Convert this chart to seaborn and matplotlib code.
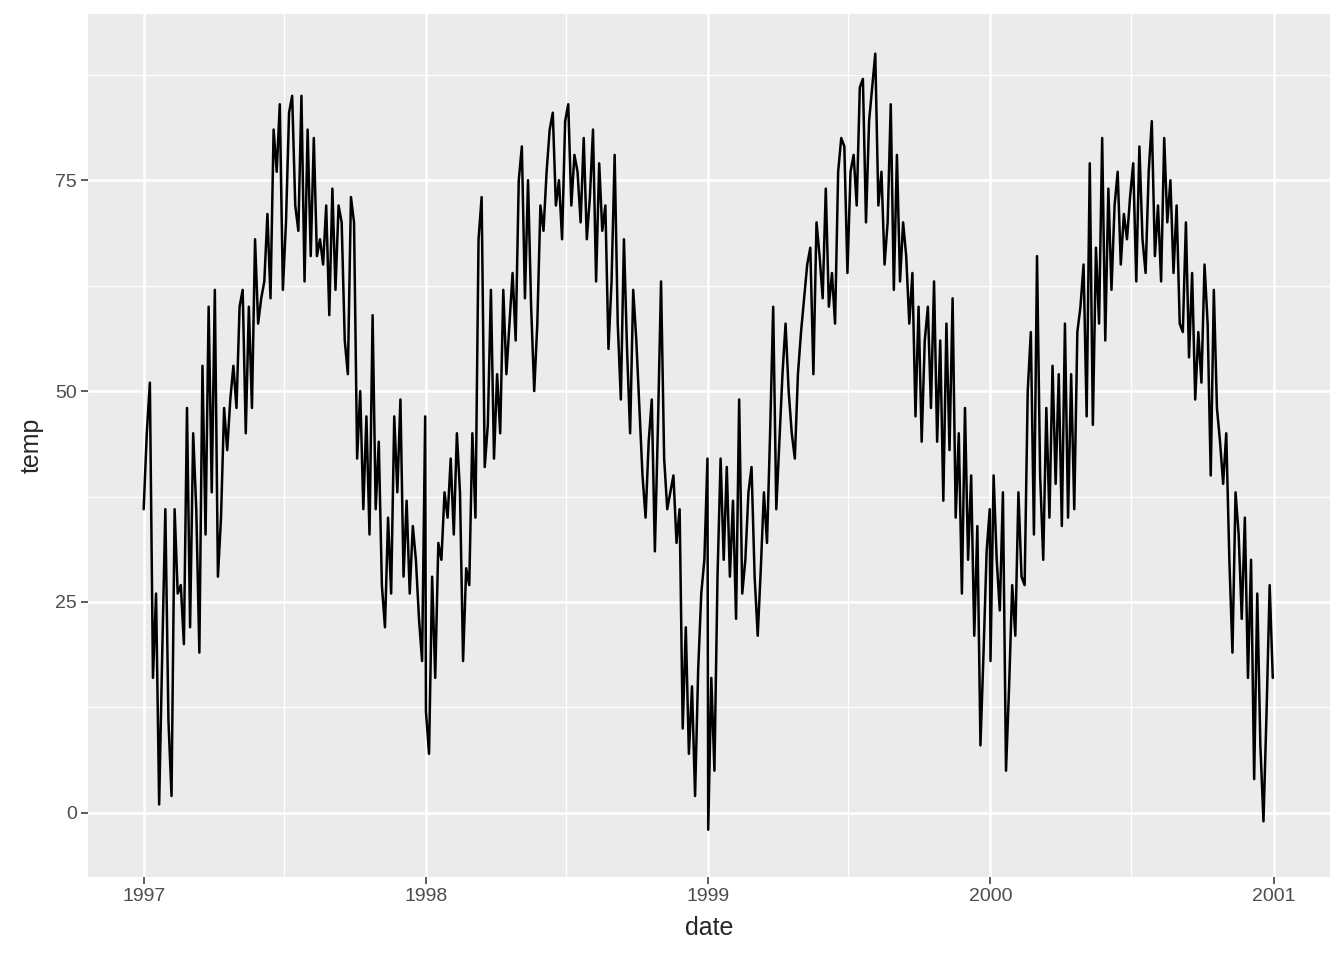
import numpy as np
import pandas as pd
import matplotlib
matplotlib.use("Agg")
import matplotlib.pyplot as plt
import matplotlib.dates as mdates
import seaborn as sns

# temperatures, roughly every 4 days per year
temp_1997 = [36, 45, 51, 16, 26, 1, 19, 36, 11, 2, 36, 26, 27, 20, 48, 22, 45, 36, 19, 53,
             33, 60, 38, 62, 28, 35, 48, 43, 49, 53, 48, 60, 62, 45, 60, 48, 68, 58, 61, 63,
             71, 61, 81, 76, 84, 62, 70, 83, 85, 72, 69, 85, 63, 81, 66, 80, 66, 68, 65, 72,
             59, 74, 62, 72, 70, 56, 52, 73, 70, 42, 50, 36, 47, 33, 59, 36, 44, 27, 22, 35,
             26, 47, 38, 49, 28, 37, 26, 34, 30, 23, 18, 47]
temp_1998 = [12, 7, 28, 16, 32, 30, 38, 35, 42, 33, 45, 38, 18, 29, 27, 45, 35, 68, 73, 41,
             46, 62, 42, 52, 45, 62, 52, 58, 64, 56, 75, 79, 61, 75, 60, 50, 58, 72, 69, 76,
             81, 83, 72, 75, 68, 82, 84, 72, 78, 76, 70, 80, 68, 73, 81, 63, 77, 69, 72, 55,
             63, 78, 58, 49, 68, 55, 45, 62, 56, 48, 40, 35, 44, 49, 31, 46, 63, 42, 36, 38,
             40, 32, 36, 10, 22, 7, 15, 2, 17, 26, 30, 42]
temp_1999 = [-2, 16, 5, 28, 42, 30, 41, 28, 37, 23, 49, 26, 30, 38, 41, 28, 21, 29, 38, 32,
             45, 60, 36, 44, 52, 58, 50, 45, 42, 52, 57, 61, 65, 67, 52, 70, 66, 61, 74, 60,
             64, 58, 76, 80, 79, 64, 76, 78, 72, 86, 87, 70, 82, 86, 90, 72, 76, 65, 70, 84,
             62, 78, 63, 70, 66, 58, 64, 47, 60, 44, 56, 60, 48, 63, 44, 56, 37, 58, 43, 61,
             35, 45, 26, 48, 30, 40, 21, 34, 8, 19, 31, 36]
temp_2000 = [18, 40, 30, 24, 38, 5, 15, 27, 21, 38, 28, 27, 50, 57, 33, 66, 40, 30, 48, 35,
             53, 39, 52, 34, 58, 35, 52, 36, 57, 60, 65, 47, 77, 46, 67, 58, 80, 56, 74, 62,
             72, 76, 65, 71, 68, 73, 77, 63, 79, 68, 64, 76, 82, 66, 72, 63, 80, 70, 75, 64,
             72, 58, 57, 70, 54, 64, 49, 57, 51, 65, 58, 40, 62, 48, 44, 39, 45, 30, 19, 38,
             33, 23, 35, 16, 30, 4, 26, 8, -1, 12, 27, 16]
years = [1997, 1998, 1999, 2000]

frames = []
for yr, vals in zip(years, [temp_1997, temp_1998, temp_1999, temp_2000]):
    d = pd.date_range(f"{yr}-01-01", f"{yr}-12-31", periods=len(vals))
    frames.append(pd.DataFrame({"date": d, "temp": vals}))
df = pd.concat(frames, ignore_index=True)

sns.set_theme(style="darkgrid", rc={"axes.facecolor": "#EBEBEB", "grid.color": "white"})
plt.rcParams["font.family"] = ["Liberation Sans", "DejaVu Sans"]

fig = plt.figure(figsize=(13.44, 9.6), dpi=100)
ax = fig.add_axes([88 / 1344, 1 - 877 / 960, (1330 - 88) / 1344, (877 - 14) / 960])
sns.lineplot(data=df, x="date", y="temp", color="black", linewidth=1.8, ax=ax)

ax.set_xlim(pd.Timestamp("1996-10-21"), pd.Timestamp("2001-03-15"))
ax.set_ylim(-7.6, 94.7)
ax.set_yticks([0, 25, 50, 75])
ax.set_yticks([12.5, 37.5, 62.5, 87.5], minor=True)
ax.xaxis.set_major_locator(mdates.YearLocator())
ax.xaxis.set_major_formatter(mdates.DateFormatter("%Y"))
ax.xaxis.set_minor_locator(mdates.MonthLocator(bymonth=7))
ax.grid(which="major", color="white", linewidth=1.8)
ax.grid(which="minor", color="white", linewidth=0.9)
ax.tick_params(which="major", length=5, width=1.1, color="#333333", labelsize=14,
               labelcolor="#4D4D4D", pad=3, bottom=True, left=True)
ax.tick_params(which="minor", length=0)
for s in ax.spines.values():
    s.set_visible(False)
ax.set_xlabel("date", fontsize=18, labelpad=8)
ax.set_ylabel("temp", fontsize=18, labelpad=8)

fig.savefig("out.png", dpi=100)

======

_Goal of the exercise_. Exactly as they appear, print the lines of the listing above from its first line through the line that contains "import seaborn as sns", minus the pictures.

_Solution to the problem_.
Convert this chart to seaborn and matplotlib code.
import numpy as np
import pandas as pd
import matplotlib
matplotlib.use("Agg")
import matplotlib.pyplot as plt
import matplotlib.dates as mdates
import seaborn as sns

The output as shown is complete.